Swedish renewable energy firm Eulus Vind AB’s 51-turbine wind project has been rejected by the Latvian Wind Energy Association (LWEA) after it failed to pass environmental protection standards of the country.
Chairman of LWEA, Kristaps Stepanovs said that the Eolus Vind’s Latvian branch failed to pass the Environmental Impact Assessment because the technology used by the company for the project was not suitable for environment. One example he stated is that the authority requested that the tip height to be smaller than the proposed 240 metres.
The concerns about the 250 million euro wind project’s technological side as well as location and landscape were raised by the public authority and the company failed to address these concerns. The residents of the Dobele and Tukums regions opposed the development of the project. The locals are concerned that the wind project would impact the quality of life. The decision by LWEA is the latest impediment to the project which faced difficulties in its development right from the beginning.
Eolus Vind expected subsidies for the project from the state but the head of communications at the Latvian Ministry of Economics, Evita Urpena rejected any request for aid stating that the company did not request any state aid initially. She said that under the new Mandatory Procurement Mechanism framework, no new rights have been granted since 2011. So there was no ground for asking direct aid from the state.

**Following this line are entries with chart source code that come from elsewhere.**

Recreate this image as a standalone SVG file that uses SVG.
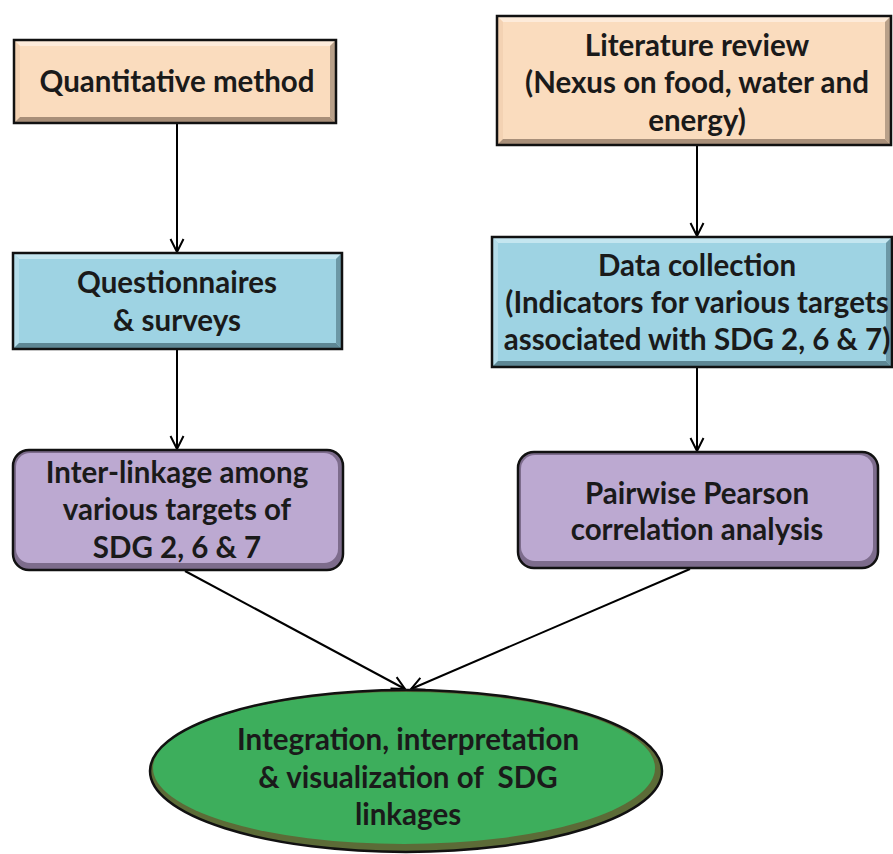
<svg xmlns="http://www.w3.org/2000/svg" width="893" height="854" viewBox="0 0 893 854">
  <defs>
    <style>
      .lbl { font-family: Lato, "Open Sans", "Liberation Sans", sans-serif; font-weight: bold; font-size: 29.5px; fill: #1a1a1a; text-anchor: middle; white-space: pre; }
      .edge { stroke: #000; stroke-width: 2; fill: none; marker-end: url(#arrow); }
      .frame { fill: none; stroke: #111; stroke-width: 2.5; }
    </style>
    <marker id="arrow" viewBox="0 0 16 16" refX="14" refY="8" markerWidth="16" markerHeight="16" markerUnits="userSpaceOnUse" orient="auto">
      <path d="M1,1.5 L14,8 L1,14.5" fill="none" stroke="#000" stroke-width="2"/>
    </marker>
  </defs>
  <rect width="893" height="854" fill="#fff"/>

  <!-- connectors -->
  <g id="connectors">
    <line class="edge" x1="177" y1="124" x2="177" y2="252"/>
    <line class="edge" x1="177" y1="350" x2="177" y2="449"/>
    <line class="edge" x1="697" y1="146" x2="697" y2="236"/>
    <line class="edge" x1="697" y1="368" x2="697" y2="451"/>
    <line class="edge" x1="185" y1="571" x2="405" y2="689"/>
    <line class="edge" x1="690" y1="569" x2="411" y2="689"/>
  </g>

  <!-- bevelled rectangle: Quantitative method -->
  <g id="quantitative-method">
    <rect x="14" y="40" width="322" height="83" fill="#FADCBE"/>
    <polygon points="14,40 336,40 330,46 20,46" fill="#FDEBDA"/>
    <polygon points="14,40 20,46 20,117 14,123" fill="#F3D2B3"/>
    <polygon points="336,40 336,123 330,117 330,46" fill="#B8A089"/>
    <polygon points="14,123 336,123 330,117 20,117" fill="#A88F79"/>
    <rect class="frame" x="14" y="40" width="322" height="83"/>
    <text class="lbl" x="177" y="92">Quantitative method</text>
  </g>

  <g id="literature-review">
    <rect x="497" y="16" width="394" height="129" fill="#FADCBE"/>
    <polygon points="497,16 891,16 885,22 503,22" fill="#FDEBDA"/>
    <polygon points="497,16 503,22 503,139 497,145" fill="#F3D2B3"/>
    <polygon points="891,16 891,145 885,139 885,22" fill="#B8A089"/>
    <polygon points="497,145 891,145 885,139 503,139" fill="#A88F79"/>
    <rect class="frame" x="497" y="16" width="394" height="129"/>
    <text class="lbl" x="697" y="56">Literature review</text>
    <text class="lbl" x="697" y="93">(Nexus on food, water and</text>
    <text class="lbl" x="697" y="131">energy)</text>
  </g>

  <g id="questionnaires">
    <rect x="13" y="253" width="329" height="96" fill="#9ED3E3"/>
    <polygon points="13,253 342,253 336,259 19,259" fill="#C4E6F0"/>
    <polygon points="13,253 19,259 19,343 13,349" fill="#B4DDEA"/>
    <polygon points="342,253 342,349 336,343 336,259" fill="#6C98A6"/>
    <polygon points="13,349 342,349 336,343 19,343" fill="#5E8794"/>
    <rect class="frame" x="13" y="253" width="329" height="96"/>
    <text class="lbl" x="177" y="293">Questionnaires</text>
    <text class="lbl" x="177" y="331">&amp; surveys</text>
  </g>

  <g id="data-collection">
    <rect x="492" y="237" width="400" height="130" fill="#9ED3E3"/>
    <polygon points="492,237 892,237 886,243 498,243" fill="#C4E6F0"/>
    <polygon points="492,237 498,243 498,361 492,367" fill="#B4DDEA"/>
    <polygon points="892,237 892,367 886,361 886,243" fill="#6C98A6"/>
    <polygon points="492,367 892,367 886,361 498,361" fill="#5E8794"/>
    <rect class="frame" x="492" y="237" width="400" height="130"/>
    <text class="lbl" x="697" y="276">Data collection</text>
    <text class="lbl" x="697" y="313">(Indicators for various targets</text>
    <text class="lbl" x="697" y="350">associated with SDG 2, 6 &amp; 7)</text>
  </g>

  <!-- rounded boxes -->
  <g id="inter-linkage">
    <rect x="13" y="450" width="330" height="120" rx="16" fill="#7D6C8C"/>
    <rect x="16" y="453" width="322" height="110" rx="14" fill="#BCA9D1"/>
    <rect class="frame" x="13" y="450" width="330" height="120" rx="16"/>
    <text class="lbl" x="177" y="483">Inter-linkage among</text>
    <text class="lbl" x="177" y="520">various targets of</text>
    <text class="lbl" x="177" y="558">SDG 2, 6 &amp; 7</text>
  </g>

  <g id="pearson-correlation">
    <rect x="518" y="452" width="360" height="116" rx="16" fill="#7D6C8C"/>
    <rect x="521" y="455" width="352" height="106" rx="14" fill="#BCA9D1"/>
    <rect class="frame" x="518" y="452" width="360" height="116" rx="16"/>
    <text class="lbl" x="697" y="504">Pairwise Pearson</text>
    <text class="lbl" x="697" y="540">correlation analysis</text>
  </g>

  <!-- final ellipse -->
  <g id="integration">
    <ellipse cx="406" cy="771" rx="256" ry="81" fill="#5C6B37"/>
    <ellipse cx="404" cy="768" rx="251" ry="76" fill="#3DAE5C"/>
    <ellipse class="frame" cx="406" cy="771" rx="256" ry="81"/>
    <text class="lbl" x="408" y="750">Integration, interpretation</text>
    <text class="lbl" x="408" y="788">&amp; visualization of  SDG</text>
    <text class="lbl" x="408" y="825">linkages</text>
  </g>
</svg>
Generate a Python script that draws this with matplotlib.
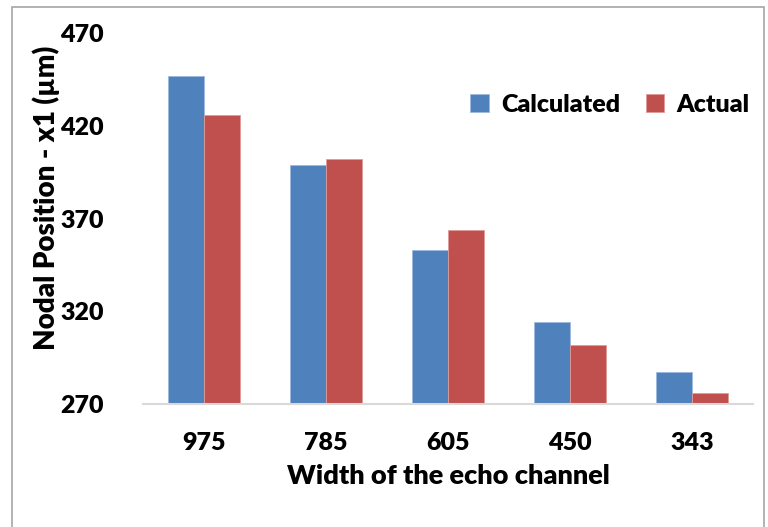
import numpy as np
import matplotlib.pyplot as plt
from matplotlib.patches import Rectangle

# data
widths = ['975', '785', '605', '450', '343']
calculated = [447, 399, 353, 314, 287]
actual = [426, 402, 364, 302, 276]
y_ticks = [270, 320, 370, 420, 470]

plt.rcParams['font.family'] = ['Lato', 'DejaVu Sans']
plt.rcParams['font.weight'] = 'heavy'

fig = plt.figure(figsize=(7.68, 5.27), dpi=100)
ax = fig.add_axes([143 / 768, 1 - 404 / 527, 610 / 768, 371 / 527])

# outer chart border (Excel style)
fig.patches.append(Rectangle((12 / 768, -0.05), 752 / 768, 1 - 7 / 527 + 0.05,
                             transform=fig.transFigure, fill=False,
                             edgecolor='#a6a6a6', linewidth=1.2))

x = np.arange(len(widths))
bw = 0.295
ax.bar(x - bw / 2, np.array(calculated) - 270, bw, bottom=270, color='#4F81BD',
       edgecolor='#9db8dc', linewidth=0.6, label='Calculated')
ax.bar(x + bw / 2, np.array(actual) - 270, bw, bottom=270, color='#C0504D',
       edgecolor='#e09a98', linewidth=0.6, label='Actual')

ax.set_xlim(-0.5, len(widths) - 0.5)
ax.set_ylim(270, 470)
ax.set_yticks(y_ticks)
ax.set_xticks(x)
ax.set_xticklabels(widths)

for s in ['top', 'right', 'left']:
    ax.spines[s].set_visible(False)
ax.spines['bottom'].set_color('#d9d9d9')
ax.spines['bottom'].set_linewidth(1.5)
ax.tick_params(axis='both', length=0, labelsize=18)
ax.tick_params(axis='y', pad=28)
ax.tick_params(axis='x', pad=20)
for lbl in ax.get_xticklabels() + ax.get_yticklabels():
    lbl.set_fontweight('heavy')

ax.set_xlabel('Width of the echo channel', fontsize=19.5, fontweight='heavy', labelpad=7)
fig.text(46 / 768, 1 - 198 / 527, 'Nodal Position - x1 (µm)', rotation=90,
         ha='center', va='center', fontsize=20, fontweight='heavy')

ax.legend(loc='center', bbox_to_anchor=(610 / 768, 1 - 105 / 527),
          bbox_transform=fig.transFigure, ncol=2, frameon=False,
          prop={'size': 18, 'weight': 'heavy'}, handlelength=0.75, handleheight=0.75,
          handletextpad=0.5, columnspacing=1.0)

fig.savefig('out.png', dpi=100)
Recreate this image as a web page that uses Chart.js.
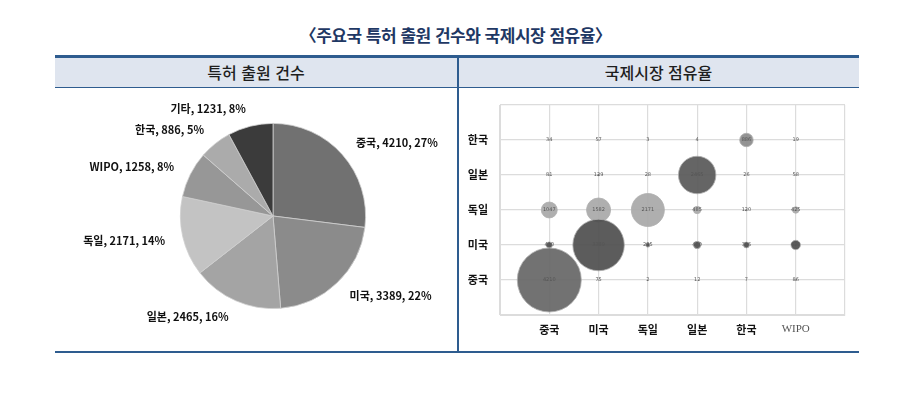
<!DOCTYPE html>
<html lang="ko">
<head>
<meta charset="utf-8">
<script src="https://cdn.jsdelivr.net/npm/chart.js@4.4.1/dist/chart.umd.min.js"></script>
<style>
  html, body { margin: 0; padding: 0; background: #fff; }
  #page { position: relative; width: 911px; height: 393px; overflow: hidden; font-family: 'Noto Sans CJK KR', sans-serif; }
  #title { position: absolute; left: 0; top: 22px; width: 911px; text-align: center; font-size: 17px; font-weight: 700; color: #1f3864; letter-spacing: -0.5px; }
  #topLine { position: absolute; left: 55px; top: 55px; width: 804px; height: 3px; background: #2e5c8f; }
  #head { position: absolute; left: 55px; top: 58px; width: 804px; height: 29px; background: #dfe5ef; border-bottom: 1.5px solid #2e5c8f; }
  .hd { position: absolute; top: 0; height: 29px; line-height: 29px; text-align: center; font-size: 16px; font-weight: 500; color: #1e1e1e; }
  #divider { position: absolute; left: 457px; top: 58px; width: 1.5px; height: 294px; background: #2e5c8f; }
  #bottomLine { position: absolute; left: 55px; top: 351px; width: 804px; height: 2px; background: #2e5c8f; }
  #pieWrap { position: absolute; left: 55px; top: 88px; width: 402px; height: 263px; }
  #bubWrap { position: absolute; left: 458px; top: 72px; width: 420px; height: 276px; }
</style>
</head>
<body>
<div id="page">
  <div id="title">〈주요국 특허 출원 건수와 국제시장 점유율〉</div>
  <div id="topLine"></div>
  <div id="head">
    <div class="hd" style="left:0;width:402px;">특허 출원 건수</div>
    <div class="hd" style="left:403px;width:401px;">국제시장 점유율</div>
  </div>
  <div id="divider"></div>
  <div id="bottomLine"></div>
  <div id="pieWrap"><canvas id="pie" width="402" height="263"></canvas></div>
  <div id="bubWrap"><canvas id="bub" width="420" height="276"></canvas></div>
</div>
<script>
// pie: 특허 출원 건수
const pieLabels = ['중국', '미국', '일본', '독일', 'WIPO', '한국', '기타'];
const pieCounts = [4210, 3389, 2465, 2171, 1258, 886, 1231];
const pieShares = [27, 22, 16, 14, 8, 5, 8];
const pieColors = ['#717171', '#8b8b8b', '#a4a4a4', '#c3c3c3', '#979797', '#ababab', '#3b3b3b'];

// bubble: 국제시장 점유율 (columns = market, rows = applicant country)
const marketCats = ['중국', '미국', '독일', '일본', '한국', 'WIPO'];
const originCats = ['중국', '미국', '독일', '일본', '한국'];
const rowChina   = [4210, 75, 2, 12, 7, 86];
const rowUSA     = [410, 3389, 285, 480, 386, 620];
const rowGermany = [1047, 1582, 2171, 485, 120, 425];
const rowJapan   = [81, 129, 28, 2465, 26, 58];
const rowKorea   = [34, 57, 3, 4, 886, 19];
const rowColors  = ['rgba(102,102,102,0.92)', 'rgba(78,78,78,0.92)', 'rgba(168,168,168,0.92)', 'rgba(88,88,88,0.92)', 'rgba(138,138,138,0.92)'];

const KR = "'Noto Sans CJK KR', 'Noto Sans', sans-serif";
const R_PER_UNIT = 0.0076;

const pieLabelPlugin = {
  id: 'pieLabels',
  afterDatasetsDraw(chart) {
    const ctx = chart.ctx;
    const meta = chart.getDatasetMeta(0);
    ctx.save();
    ctx.font = 'bold 11px ' + KR;
    ctx.fillStyle = '#111';
    ctx.textBaseline = 'middle';
    meta.data.forEach((arc, i) => {
      const mid = (arc.startAngle + arc.endAngle) / 2;
      const rr = arc.outerRadius + 18;
      const x = arc.x + Math.cos(mid) * rr;
      const y = arc.y + Math.sin(mid) * rr;
      const txt = pieLabels[i] + ', ' + pieCounts[i] + ', ' + pieShares[i] + '%';
      ctx.textAlign = Math.cos(mid) >= 0 ? 'left' : 'right';
      ctx.fillText(txt, x, y);
    });
    ctx.restore();
  }
};

new Chart(document.getElementById('pie'), {
  type: 'pie',
  data: {
    labels: pieLabels,
    datasets: [{
      data: pieCounts,
      backgroundColor: pieColors,
      borderColor: '#cfcfcf',
      borderWidth: 0.8,
    }],
  },
  options: {
    responsive: false,
    animation: false,
    events: [],
    layout: { padding: { left: 125, right: 91, top: 35, bottom: 42 } },
    plugins: { legend: { display: false }, tooltip: { enabled: false } },
  },
  plugins: [pieLabelPlugin],
});

const rows = [rowChina, rowUSA, rowGermany, rowJapan, rowKorea];
const bubbleSets = rows.map((vals, ri) => ({
  label: originCats[ri],
  data: vals.map((v, ci) => ({ x: ci + 1, y: ri + 1, r: v * R_PER_UNIT, v })),
  backgroundColor: rowColors[ri],
  borderColor: 'rgba(175,175,175,0.8)',
  borderWidth: 1,
}));

const bubbleTextPlugin = {
  id: 'bubbleText',
  afterDatasetsDraw(chart) {
    const ctx = chart.ctx;
    ctx.save();
    ctx.font = '5px DejaVu Sans';
    ctx.fillStyle = '#555';
    ctx.textAlign = 'center';
    ctx.textBaseline = 'middle';
    chart.data.datasets.forEach((ds, di) => {
      chart.getDatasetMeta(di).data.forEach((pt, i) => {
        ctx.fillText(String(ds.data[i].v), pt.x, pt.y);
      });
    });
    ctx.restore();
  }
};

// bubble overflow (~33px) reserves room on every side, so the canvas is
// made larger than the panel instead of using layout padding
new Chart(document.getElementById('bub'), {
  type: 'bubble',
  data: { datasets: bubbleSets },
  options: {
    responsive: false,
    animation: false,
    events: [],
    clip: false,
    layout: { padding: 0 },
    plugins: { legend: { display: false }, tooltip: { enabled: false } },
    scales: {
      x: {
        type: 'linear', min: 0, max: 7,
        grid: { color: '#dcdcdc', lineWidth: 1.2, drawTicks: false },
        border: { color: '#dcdcdc' },
        afterFit: (s) => { s.height = 32; },
        ticks: {
          stepSize: 1, padding: 8, autoSkip: false, maxRotation: 0,
          callback: (v) => (v >= 1 && v <= 6 ? marketCats[v - 1] : ''),
          font: (c) => (c.tick && c.tick.value === 6
            ? { family: 'Liberation Serif', size: 11, weight: 'normal' }
            : { family: KR, size: 11, weight: 'bold' }),
          color: (c) => (c.tick && c.tick.value === 6 ? '#555' : '#111'),
        },
      },
      y: {
        type: 'linear', min: 0, max: 6,
        grid: { color: '#dcdcdc', lineWidth: 1.2, drawTicks: false },
        border: { color: '#dcdcdc' },
        afterFit: (s) => { s.width = 42; },
        ticks: {
          stepSize: 1, padding: 12, autoSkip: false,
          callback: (v) => (v >= 1 && v <= 5 ? originCats[v - 1] : ''),
          font: { family: KR, size: 11, weight: 'bold' },
          color: '#111',
        },
      },
    },
  },
  plugins: [bubbleTextPlugin],
});
</script>
</body>
</html>
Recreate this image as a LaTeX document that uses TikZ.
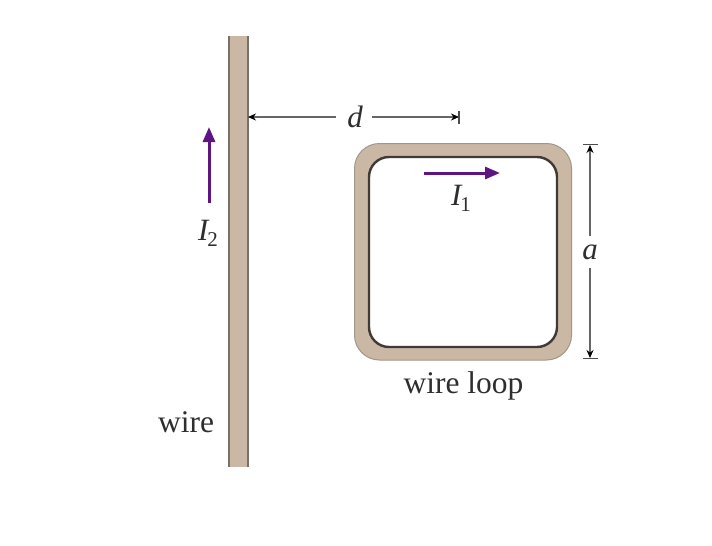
\documentclass[tikz,border=0pt]{standalone}
\usepackage{fontspec}
\setmainfont{Liberation Serif}
\usetikzlibrary{arrows.meta}
\definecolor{wiretan}{HTML}{CAB8A5}
\definecolor{wireedge}{HTML}{77716B}
\definecolor{outeredge}{HTML}{A0968B}
\definecolor{loopedge}{HTML}{3F3A36}
\definecolor{current}{HTML}{5E1483}
\definecolor{dimline}{HTML}{666666}
\tikzset{
  lbl/.style={inner sep=0pt,font=\fontsize{31.5}{31.5}\selectfont,text=black!82},
  sym/.style={inner sep=0pt,font=\fontsize{31}{31}\selectfont\itshape,text=black!82},
  currentarrow/.style={draw=current,line width=3pt,-{Triangle[length=15pt,width=12pt]}},
  dimarrow/.style={draw=dimline,line width=1.2pt,-{Stealth[length=8pt,width=7pt,color=black]}},
  dimtick/.style={draw=black!70,line width=1.3pt},
  wirebody/.style={fill=wiretan,draw=none,inner sep=0pt,minimum width=21pt,minimum height=431pt},
}
\begin{document}
\begin{tikzpicture}[x=1pt,y=-1pt]
\useasboundingbox (0,0) rectangle (712,546);
% straight wire
\node[wirebody] (wirebar) at (238.5,251.5) {};
\draw[wireedge,line width=2.6pt] ([xshift=1.3pt]wirebar.north west) -- ([xshift=1.3pt]wirebar.south west);
\draw[wireedge,line width=2.6pt] ([xshift=-1.3pt]wirebar.north east) -- ([xshift=-1.3pt]wirebar.south east);
% loop
\draw[outeredge,line width=1pt,fill=wiretan,rounded corners=25pt] (354.5,143.5) rectangle (571.5,360);
\draw[loopedge,line width=2.4pt,fill=white,rounded corners=20pt] (369,157) rectangle (557,347);
% labels
\node[lbl,anchor=base] (wirelabel) at (186,432) {wire};
\node[lbl,anchor=base] (looplabel) at (463.5,393) {wire loop};
\node[sym,anchor=base] (dlabel) at (355,127) {d};
\node[sym,anchor=base] (alabel) at (590,259) {a};
\node[sym,anchor=base] (ione) at (461,205) {I\kern-1pt\raisebox{-6pt}{\fontsize{21}{21}\selectfont\upshape 1}};
\node[sym,anchor=base] (itwo) at (208,240) {I\kern-1pt\raisebox{-6pt}{\fontsize{21}{21}\selectfont\upshape 2}};
% current arrows
\coordinate (ionestart) at (424,173);
\coordinate (ioneend) at (500,173);
\coordinate (itwostart) at (209,203);
\coordinate (itwoend) at (209,127);
\draw[currentarrow] (ionestart) -- (ioneend);
\draw[currentarrow] (itwostart) -- (itwoend);
% dimension d
\coordinate (dleft) at (248,117);
\coordinate (dright) at (459,117);
\draw[dimarrow] ([xshift=-19pt]dlabel.center |- dleft) -- (dleft);
\draw[dimarrow] ([xshift=17pt]dlabel.center |- dright) -- (dright);
\draw[dimtick] (459,111) -- (459,124);
% dimension a
\coordinate (atop) at (590,145);
\coordinate (abot) at (590,358);
\draw[dimarrow] (590,236) -- (atop);
\draw[dimarrow] (590,268) -- (abot);
\draw[dimtick] (583,144.5) -- (598,144.5);
\draw[dimtick] (583,358.5) -- (598,358.5);
\end{tikzpicture}
\end{document}
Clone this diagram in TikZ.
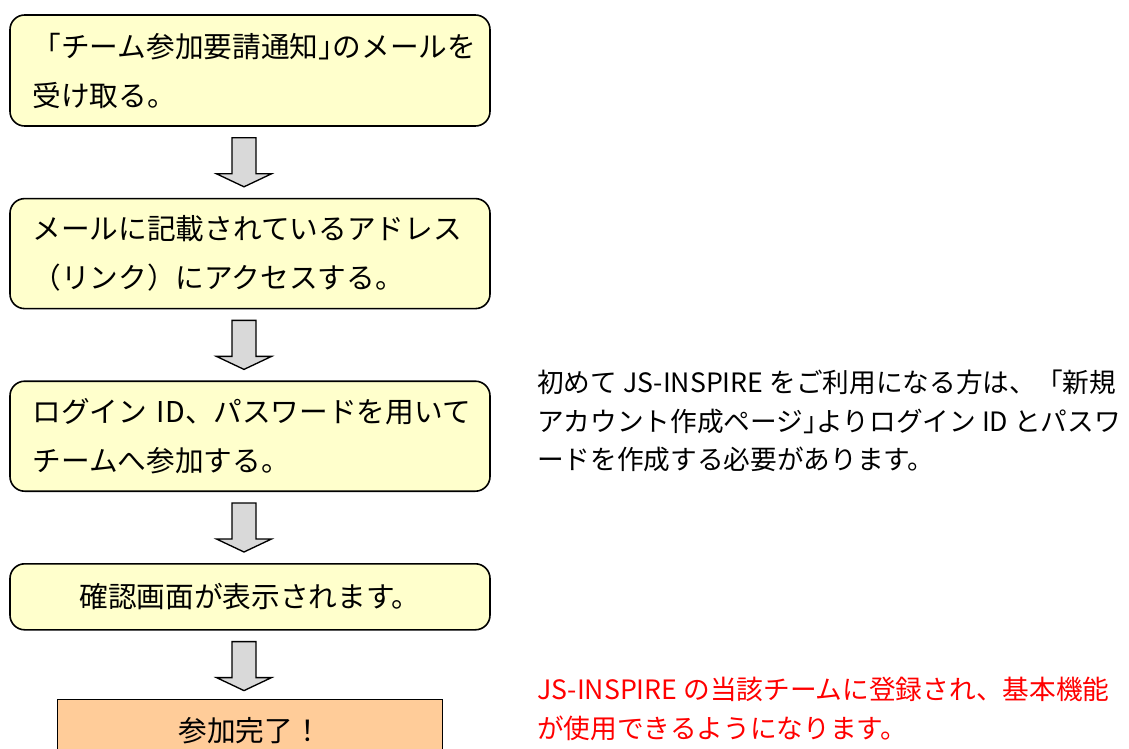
\documentclass[tikz,border=0pt]{standalone}
\usepackage{fontspec}
\setmainfont{Noto Sans CJK JP}
\usetikzlibrary{positioning}
\definecolor{boxyellow}{HTML}{FFFFCC}
\definecolor{boxorange}{HTML}{FFCC99}
\definecolor{arrowgray}{HTML}{D9D9D9}
\newcommand{\closeq}{」\kern-.5em}

\begin{document}
\begin{tikzpicture}[x=0.75pt, y=-0.75pt,
    stepbox/.style={draw=black, line width=1.2pt, fill=boxyellow, rounded corners=11pt, minimum width=360pt, text width=336pt, inner xsep=12pt, inner ysep=0pt, align=left, font=\fontsize{21.5}{36.75}\selectfont},
    donebox/.style={draw=black, line width=1.2pt, fill=boxorange, minimum width=288.75pt, minimum height=46.5pt, font=\fontsize{21.5}{36}\selectfont},
    memo/.style={anchor=west, align=left, inner sep=0pt, font=\fontsize{20}{29}\selectfont},
    blockarrow/.style={draw=black, line width=1pt, fill=arrowgray, line join=miter}]
    \useasboundingbox (0,0) rectangle (1129,749);
    % flow boxes
    \node[stepbox, minimum height=83.25pt] at (250,70.5) (s1) {\hspace*{5pt}「チーム参加要請通知\closeq のメールを\\\hspace*{5pt}受け取る。};
    \node[stepbox, minimum height=82.5pt, below=53.25pt of s1] (s2) {\hspace*{5pt}メールに記載されているアドレス\\\hspace*{5pt}（リンク）にアクセスする。};
    \node[stepbox, minimum height=82.5pt, below=53.25pt of s2] (s3) {\hspace*{5pt}ログイン~ID、パスワードを用いて\\\hspace*{5pt}チームへ参加する。};
    \node[stepbox, minimum height=49.5pt, align=center, below=53.25pt of s3] (s4) {確認画面が表示されます。};
    \node[donebox, below=51pt of s4] (done) {参加完了！};
    % block arrows
    \foreach \a in {s1,s2,s3,s4}
        \draw[blockarrow] ([xshift=-4.5pt, yshift=-8.25pt]\a.south) ++(-12,0) -- ++(0,36) -- ++(-15.5,0) -- ++(27.5,13) -- ++(27.5,-13) -- ++(-15.5,0) -- ++(0,-36) -- cycle;
    % notes
    \node[memo] at (537,421) (info) {初めて JS-INSPIRE をご利用になる方は、「新規\\アカウント作成ページ\closeq よりログイン ID とパスワ\\ードを作成する必要があります。};
    \node[memo, text=red] at (537,709) (result) {JS-INSPIRE の当該チームに登録され、基本機能\\が使用できるようになります。};
\end{tikzpicture}
\end{document}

She added that the ministry initially welcomed the wind project plan after considering possible benefits by increased renewable energy production in the country and its intended capacity. Though the company has not abandoned the plan completely but the denial from the Latvian Wind Energy Association reported that the project would not come to fruition.
The construction of the wind park was planned for early 2019 and it was expected to complete by 2022. It would have been the largest wind power plant in Latvia. The plant’s capacity of 0.7 TWh would have been enough to meet 10% of the country’s total power consumption. The Swedish company ranks among the largest developers of wind parks in the Nordic countries. Founded in 1990, the company has built 540 turbines out of 3400 wind turbines in Sweden.
Foreign companies have invested around 300,000 euros in Latvia’s wind sector and there are several new projects in assessment stage in Latvia, according to LWEA’s Stepanovs. The bulk of the invested money went only for management salaries and no concrete projects were realized. The country has high wind potential and a great landscape but the absence of subsidies for wind projects has hampered investment in the field.
The Latvian ministry is currently working on National Energy and Climate Plan for 2030 which will be complete by 2019 end. The draft plan expects renewable energy to account for 45% share in final energy consumption of Latvia in 2030. One of the main objectives set for the renewable energy projects is cost-efficient development. Currently 70% of electricity demand of the country is met by hydropower.
Urpena said that hydropower plants on river Daugava will continue to maintain a significant share in Latvia’s RES electricity production. The country wants to gradually shift to non-hydro RES electricity over the next decade.